The other senses, though, are the points of interest and the route you’ve mapped from here to there. Instead of just seeing the boundaries of a place, you can now see awesome landmarks like the world’s biggest rubber band or the best chili restaurant in Omaha. (Don’t think for one second that I’ve been to that chili place. I can’t even confirm that Omaha has a great chili restaurant.)

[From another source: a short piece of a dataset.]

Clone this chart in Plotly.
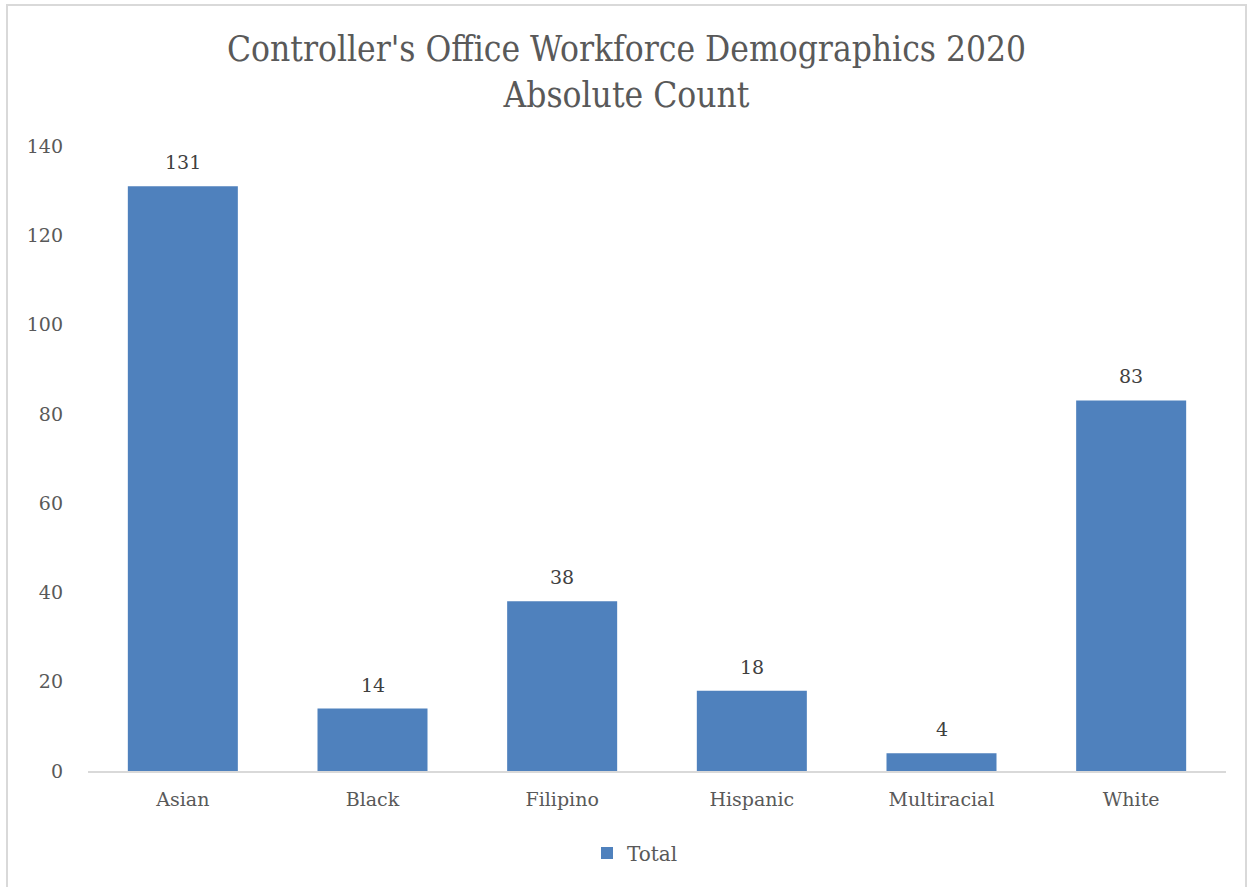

The other senses add layers to the story that helps us not only see the story but enter into the story. Instead of just seeing the city’s towering buildings and packed streets we smell the hot dogs from the hot dog stand, hear the honking cars and the hum of music from a nearby car. We feel the thick, hot air and the cool metal inside a subway car. And we can taste the sweet icing on a cupcake.

Metaphor complete.

As much as sight is an important part of storytelling, it’s the one sense I tend to skimp on during my first draft and need to go back and fill in during revisions. (I’m well aware that this might have something to do with 20 years of bad vision.) Instead, my first drafts are heavy on dialog and the other four senses. Of all, though, smell is the sense I use most often—I wrote about this here—because I tend to notice scent first. (Note: this is not a good thing. No one should have to live with the unique ability to smell cat pee from a mile away.)

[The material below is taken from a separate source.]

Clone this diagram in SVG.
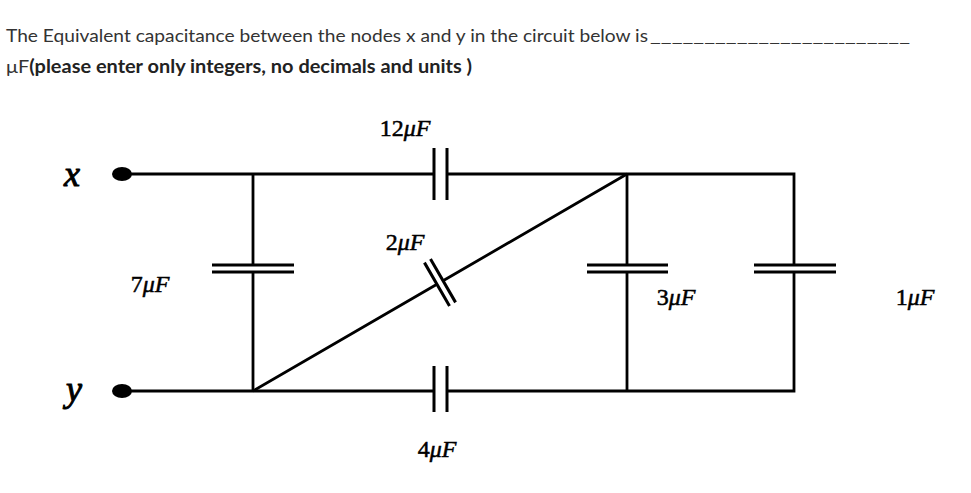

So here are some excerpts from my WIP that illustrate the five senses. Feel free to mock—it’s a rough draft so if you think something sucks, it probably does.


SMELL
Even inside, I could smell the steam engine, a mix of coal fire, hot metal, and oil.


SEE
I turned to the window. The trees had grown sparse. A steep cliff with jagged angles took their place until the train snaked right. It climbed higher. The rocks dropped away, revealing the entire valley. Billows of smoke rolled over the miles and miles of green that spread from below the train to the two small mountains that sat beside each other in the background.


HEAR
Three short whistles shrieked through the car. We lurched to the right as the train set off, the wheels clacking over the tracks.


TOUCH
My toes banged against rough brick. I followed that wall with my hand, expecting it to lead down a hallway to my left. My fingers touched cool metal. I examined the space with both hands. It was wide enough to be a door, rough like sandpaper.


TASTE
I took a sip. The drink was chunky with bits of strawberry and what I assumed was the mango. There was something chewy every sip or so, and a sour powder that made my mouth feel like I had just licked a cotton ball.

Okay, guys, how do you use the senses in your writing? Are there some you always remember and others you have to go back and add?

*I know, I know: If you wrote this so late, why is it after 2:30 p.m. when you posted? I blame the malfunctioning schedule post option in Blogger. Also, being too busy to check if it went up.